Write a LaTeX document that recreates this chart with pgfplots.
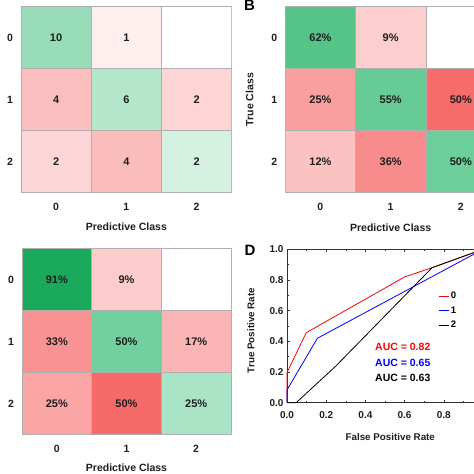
\documentclass[border=0pt]{standalone}
\usepackage{pgfplots}
\pgfplotsset{compat=1.18}
\usepackage{fontspec}
\setmainfont{Liberation Sans}
\newcommand\fs[1]{\fontsize{#1}{#1}\selectfont\bfseries}

\definecolor{gridc}{RGB}{175,175,175}
\definecolor{txt}{RGB}{30,30,30}
% panel A
\definecolor{aA}{RGB}{152,220,185}
\definecolor{aB}{RGB}{255,238,238}
\definecolor{aC}{RGB}{251,190,190}
\definecolor{aD}{RGB}{179,230,203}
\definecolor{aE}{RGB}{253,213,213}
\definecolor{aF}{RGB}{252,214,214}
\definecolor{aG}{RGB}{251,188,188}
\definecolor{aH}{RGB}{213,241,226}
% panel B
\definecolor{bA}{RGB}{87,196,135}
\definecolor{bB}{RGB}{253,206,206}
\definecolor{bC}{RGB}{250,159,159}
\definecolor{bD}{RGB}{102,203,149}
\definecolor{bE}{RGB}{247,107,107}
\definecolor{bF}{RGB}{252,194,194}
\definecolor{bG}{RGB}{248,140,140}
\definecolor{bH}{RGB}{108,207,154}
% panel C
\definecolor{cA}{RGB}{26,168,90}
\definecolor{cB}{RGB}{253,204,204}
\definecolor{cC}{RGB}{249,147,147}
\definecolor{cD}{RGB}{114,208,159}
\definecolor{cE}{RGB}{252,181,181}
\definecolor{cF}{RGB}{251,165,165}
\definecolor{cG}{RGB}{247,106,106}
\definecolor{cH}{RGB}{170,228,198}

\newcommand\cell[5]{\addplot[draw=gridc, line width=0.5pt, fill=#5] coordinates {(#1,#3) (#2,#3) (#2,#4) (#1,#4)} -- cycle;}

\pgfplotsset{
  heat/.style={
    scale only axis,
    xmin=-0.5, xmax=2.5, ymin=-0.5, ymax=2.5, y dir=reverse,
    xtick={0,1,2}, ytick={0,1,2},
    /pgf/number format/assume math mode=true,
    major tick length=0pt, minor tick length=0pt,
    axis line style={draw=gridc, line width=0.5pt},
    tick label style={font=\fs{10.5}, text=txt},
    xticklabel style={anchor=center, yshift=-14.5pt},
    yticklabel style={anchor=center, xshift=-11pt},
    xlabel={Predictive Class},
    x label style={anchor=center, font=\fs{10.5}, text=txt},
    y label style={anchor=center, font=\fs{10.5}, text=txt},
  },
  cellnum/.style={only marks, mark=none, point meta=explicit symbolic,
    nodes near coords style={anchor=center, font=\fs{11}, text=txt}},
}

\begin{document}
\begin{tikzpicture}
\useasboundingbox (0pt,0pt) rectangle (474pt,474pt);
\clip (0pt,0pt) rectangle (474pt,474pt);

% ---------------- Panel A ----------------
\begin{axis}[heat, at={(21pt,467.3pt)}, anchor=north west, width=210.7pt, height=186pt,
  x label style={at={(axis description cs:0.5,-0.183)}}]
\cell{-0.5}{0.5}{-0.5}{0.5}{aA}
\cell{0.5}{1.5}{-0.5}{0.5}{aB}
\cell{1.5}{2.5}{-0.5}{0.5}{white}
\cell{-0.5}{0.5}{0.5}{1.5}{aC}
\cell{0.5}{1.5}{0.5}{1.5}{aD}
\cell{1.5}{2.5}{0.5}{1.5}{aE}
\cell{-0.5}{0.5}{1.5}{2.5}{aF}
\cell{0.5}{1.5}{1.5}{2.5}{aG}
\cell{1.5}{2.5}{1.5}{2.5}{aH}
\addplot[cellnum, nodes near coords] table[meta=t] {
x y t
0 0 10
1 0 1
0 1 4
1 1 6
2 1 2
0 2 2
1 2 4
2 2 2
};
\end{axis}

% ---------------- Panel B ----------------
\begin{axis}[heat, at={(285.3pt,467.3pt)}, anchor=north west, width=210.7pt, height=186pt,
  x label style={at={(axis description cs:0.5,-0.188)}},
  ylabel={True Class}, y label style={at={(axis description cs:-0.169,0.5)}}]
\cell{-0.5}{0.5}{-0.5}{0.5}{bA}
\cell{0.5}{1.5}{-0.5}{0.5}{bB}
\cell{1.5}{2.5}{-0.5}{0.5}{white}
\cell{-0.5}{0.5}{0.5}{1.5}{bC}
\cell{0.5}{1.5}{0.5}{1.5}{bD}
\cell{1.5}{2.5}{0.5}{1.5}{bE}
\cell{-0.5}{0.5}{1.5}{2.5}{bF}
\cell{0.5}{1.5}{1.5}{2.5}{bG}
\cell{1.5}{2.5}{1.5}{2.5}{bH}
\addplot[cellnum, nodes near coords={\pgfplotspointmeta\%}] table[meta=t] {
x y t
0 0 62
1 0 9
0 1 25
1 1 55
2 1 50
0 2 12
1 2 36
2 2 50
};
\end{axis}
\node[anchor=north, inner sep=0pt, font=\fs{15}] at (249.5pt,474pt) {B};

% ---------------- Panel C ----------------
\begin{axis}[heat, at={(22pt,225.3pt)}, anchor=north west, width=209pt, height=185.6pt,
  x label style={at={(axis description cs:0.5,-0.182)}}]
\cell{-0.5}{0.5}{-0.5}{0.5}{cA}
\cell{0.5}{1.5}{-0.5}{0.5}{cB}
\cell{1.5}{2.5}{-0.5}{0.5}{white}
\cell{-0.5}{0.5}{0.5}{1.5}{cC}
\cell{0.5}{1.5}{0.5}{1.5}{cD}
\cell{1.5}{2.5}{0.5}{1.5}{cE}
\cell{-0.5}{0.5}{1.5}{2.5}{cF}
\cell{0.5}{1.5}{1.5}{2.5}{cG}
\cell{1.5}{2.5}{1.5}{2.5}{cH}
\addplot[cellnum, nodes near coords={\pgfplotspointmeta\%}] table[meta=t] {
x y t
0 0 91
1 0 9
0 1 33
1 1 50
2 1 17
0 2 25
1 2 50
2 2 25
};
\end{axis}

% ---------------- Panel D ----------------
\begin{axis}[at={(287pt,71.3pt)}, anchor=south west, scale only axis,
  width=196pt, height=153.4pt,
  xmin=0, xmax=1, ymin=0, ymax=1,
  xtick={0,0.2,0.4,0.6,0.8,1}, ytick={0,0.2,0.4,0.6,0.8,1},
  xticklabels={0.0,0.2,0.4,0.6,0.8,},
  minor tick num=1, tick align=inside, tick pos=both,
  major tick length=3pt, minor tick length=2pt,
  axis line style={draw=black!80, line width=0.7pt},
  every tick/.style={black!80, line width=0.6pt},
  tick label style={font=\fs{10}, text=txt},
  /pgf/number format/assume math mode=true,
  xticklabel style={anchor=center, yshift=-12.6pt},
  yticklabel style={/pgf/number format/.cd, fixed, fixed zerofill, precision=1},
  xlabel={False Positive Rate}, ylabel={True Positive Rate},
  x label style={at={(axis description cs:0.527,-0.224)}, anchor=center, font=\fs{9.8}, text=txt},
  y label style={at={(axis description cs:-0.184,0.47)}, anchor=center, font=\fs{9.8}, text=txt},
  legend style={draw=none, fill=none, at={(axis description cs:0.77,0.735)}, anchor=north west,
    font=\fs{9.5}, row sep=2.3pt, inner sep=0pt, cells={anchor=west}},
  legend image code/.code={\draw[#1] (0pt,0pt) -- (10pt,0pt);},
  clip=false]
\addplot[red, line width=0.8pt] coordinates {(0,0) (0,0.196) (0.098,0.456) (0.60,0.82) (0.74,0.88) (1,1)};
\addlegendentry{0}
\addplot[blue, line width=0.8pt] coordinates {(0,0) (0,0.083) (0.155,0.42) (1,1)};
\addlegendentry{1}
\addplot[black, line width=0.8pt] coordinates {(0,0) (0.047,0) (0.25,0.24) (0.74,0.88) (1,1)};
\addlegendentry{2}
\node[anchor=west, inner sep=0pt, text=red, font=\fs{10.5}] at (axis cs:0.449,0.361) {AUC = 0.82};
\node[anchor=west, inner sep=0pt, text=blue, font=\fs{10.5}] at (axis cs:0.449,0.257) {AUC = 0.65};
\node[anchor=west, inner sep=0pt, text=black, font=\fs{10.5}] at (axis cs:0.449,0.159) {AUC = 0.63};
\end{axis}
\node[anchor=center, inner sep=0pt, font=\fs{15}] at (250pt,224pt) {D};
\end{tikzpicture}
\end{document}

= STATED EXERCISE =
Return nothing but the lines running from the start of the data to the line with "line width=0.5pt, fill=#5]", please, both ends included and no pictures.

= ANSWER FOR THIS EXERCISE =
Write a LaTeX document that recreates this chart with pgfplots.
\documentclass[border=0pt]{standalone}
\usepackage{pgfplots}
\pgfplotsset{compat=1.18}
\usepackage{fontspec}
\setmainfont{Liberation Sans}
\newcommand\fs[1]{\fontsize{#1}{#1}\selectfont\bfseries}

\definecolor{gridc}{RGB}{175,175,175}
\definecolor{txt}{RGB}{30,30,30}
% panel A
\definecolor{aA}{RGB}{152,220,185}
\definecolor{aB}{RGB}{255,238,238}
\definecolor{aC}{RGB}{251,190,190}
\definecolor{aD}{RGB}{179,230,203}
\definecolor{aE}{RGB}{253,213,213}
\definecolor{aF}{RGB}{252,214,214}
\definecolor{aG}{RGB}{251,188,188}
\definecolor{aH}{RGB}{213,241,226}
% panel B
\definecolor{bA}{RGB}{87,196,135}
\definecolor{bB}{RGB}{253,206,206}
\definecolor{bC}{RGB}{250,159,159}
\definecolor{bD}{RGB}{102,203,149}
\definecolor{bE}{RGB}{247,107,107}
\definecolor{bF}{RGB}{252,194,194}
\definecolor{bG}{RGB}{248,140,140}
\definecolor{bH}{RGB}{108,207,154}
% panel C
\definecolor{cA}{RGB}{26,168,90}
\definecolor{cB}{RGB}{253,204,204}
\definecolor{cC}{RGB}{249,147,147}
\definecolor{cD}{RGB}{114,208,159}
\definecolor{cE}{RGB}{252,181,181}
\definecolor{cF}{RGB}{251,165,165}
\definecolor{cG}{RGB}{247,106,106}
\definecolor{cH}{RGB}{170,228,198}

\newcommand\cell[5]{\addplot[draw=gridc, line width=0.5pt, fill=#5] coordinates {(#1,#3) (#2,#3) (#2,#4) (#1,#4)} -- cycle;}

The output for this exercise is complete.